Pick out each line of the records in which the word "this" appears.

▸ Data excerpts
==================================================

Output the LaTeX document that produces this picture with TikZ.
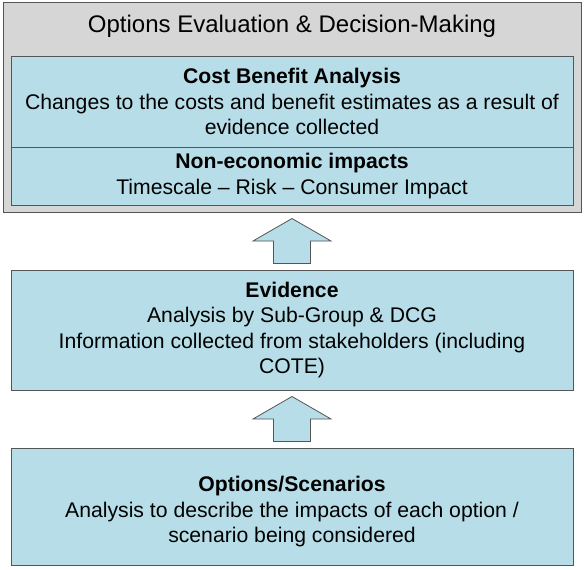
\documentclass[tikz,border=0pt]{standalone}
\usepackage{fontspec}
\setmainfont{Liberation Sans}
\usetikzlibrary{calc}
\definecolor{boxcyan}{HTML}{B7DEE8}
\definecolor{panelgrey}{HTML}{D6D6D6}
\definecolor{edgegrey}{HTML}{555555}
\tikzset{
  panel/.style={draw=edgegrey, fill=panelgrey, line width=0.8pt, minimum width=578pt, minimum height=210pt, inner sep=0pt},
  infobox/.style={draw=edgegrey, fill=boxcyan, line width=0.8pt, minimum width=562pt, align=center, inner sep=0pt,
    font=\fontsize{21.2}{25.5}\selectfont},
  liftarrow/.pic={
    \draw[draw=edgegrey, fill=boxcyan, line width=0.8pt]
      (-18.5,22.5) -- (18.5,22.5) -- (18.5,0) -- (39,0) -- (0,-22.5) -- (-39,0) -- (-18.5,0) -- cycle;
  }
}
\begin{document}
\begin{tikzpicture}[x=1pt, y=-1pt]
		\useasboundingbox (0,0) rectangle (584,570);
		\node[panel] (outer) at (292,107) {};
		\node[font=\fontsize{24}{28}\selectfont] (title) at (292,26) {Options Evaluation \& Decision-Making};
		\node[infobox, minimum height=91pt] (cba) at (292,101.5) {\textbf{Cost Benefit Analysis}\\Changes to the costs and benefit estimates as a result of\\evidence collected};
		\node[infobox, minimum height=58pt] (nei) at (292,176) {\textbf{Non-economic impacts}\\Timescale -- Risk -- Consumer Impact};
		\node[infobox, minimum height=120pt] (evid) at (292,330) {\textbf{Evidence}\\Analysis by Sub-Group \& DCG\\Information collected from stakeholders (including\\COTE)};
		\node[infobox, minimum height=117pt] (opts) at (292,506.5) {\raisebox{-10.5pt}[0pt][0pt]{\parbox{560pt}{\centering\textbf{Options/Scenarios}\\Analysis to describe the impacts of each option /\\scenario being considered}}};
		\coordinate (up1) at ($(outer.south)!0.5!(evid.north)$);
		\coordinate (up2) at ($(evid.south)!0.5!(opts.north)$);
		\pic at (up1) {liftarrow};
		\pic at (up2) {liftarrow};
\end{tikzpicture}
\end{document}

==================================================

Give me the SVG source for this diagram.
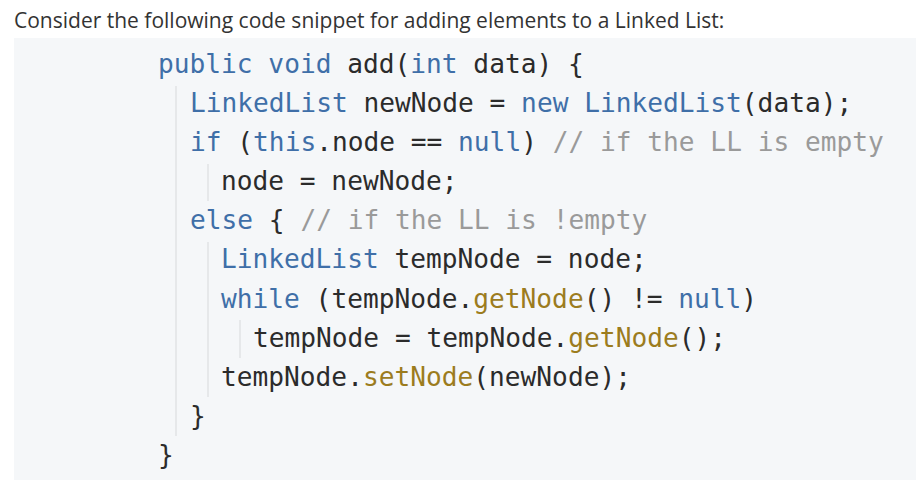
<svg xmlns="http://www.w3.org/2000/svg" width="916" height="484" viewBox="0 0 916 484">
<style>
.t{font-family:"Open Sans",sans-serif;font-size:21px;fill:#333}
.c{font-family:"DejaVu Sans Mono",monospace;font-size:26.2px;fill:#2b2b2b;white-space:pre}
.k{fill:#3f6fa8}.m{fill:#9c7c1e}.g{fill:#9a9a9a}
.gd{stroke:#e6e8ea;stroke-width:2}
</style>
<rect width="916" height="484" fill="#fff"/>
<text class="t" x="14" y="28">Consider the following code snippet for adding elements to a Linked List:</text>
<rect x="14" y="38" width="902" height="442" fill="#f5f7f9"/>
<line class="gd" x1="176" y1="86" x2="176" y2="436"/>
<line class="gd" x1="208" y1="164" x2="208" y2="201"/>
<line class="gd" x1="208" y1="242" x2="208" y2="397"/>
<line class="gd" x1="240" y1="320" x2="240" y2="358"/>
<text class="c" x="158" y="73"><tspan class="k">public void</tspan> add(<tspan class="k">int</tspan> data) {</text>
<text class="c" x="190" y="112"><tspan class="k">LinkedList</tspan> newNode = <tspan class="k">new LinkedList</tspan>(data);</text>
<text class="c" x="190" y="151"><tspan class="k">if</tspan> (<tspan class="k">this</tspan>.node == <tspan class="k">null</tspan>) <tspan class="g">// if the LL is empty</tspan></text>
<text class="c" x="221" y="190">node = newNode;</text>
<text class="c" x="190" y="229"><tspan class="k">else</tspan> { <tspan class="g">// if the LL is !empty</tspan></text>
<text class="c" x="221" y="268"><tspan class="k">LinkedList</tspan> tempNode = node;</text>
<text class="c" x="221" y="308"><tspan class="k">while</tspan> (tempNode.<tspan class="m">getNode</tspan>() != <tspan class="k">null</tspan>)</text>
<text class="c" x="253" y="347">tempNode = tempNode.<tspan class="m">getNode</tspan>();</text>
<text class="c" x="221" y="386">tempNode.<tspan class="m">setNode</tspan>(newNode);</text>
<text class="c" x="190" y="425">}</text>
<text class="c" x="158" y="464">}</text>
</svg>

==================================================

▸ Completed exercise
Output the LaTeX document that produces this picture with TikZ.
Give me the SVG source for this diagram.
<text class="c" x="190" y="151"><tspan class="k">if</tspan> (<tspan class="k">this</tspan>.node == <tspan class="k">null</tspan>) <tspan class="g">// if the LL is empty</tspan></text>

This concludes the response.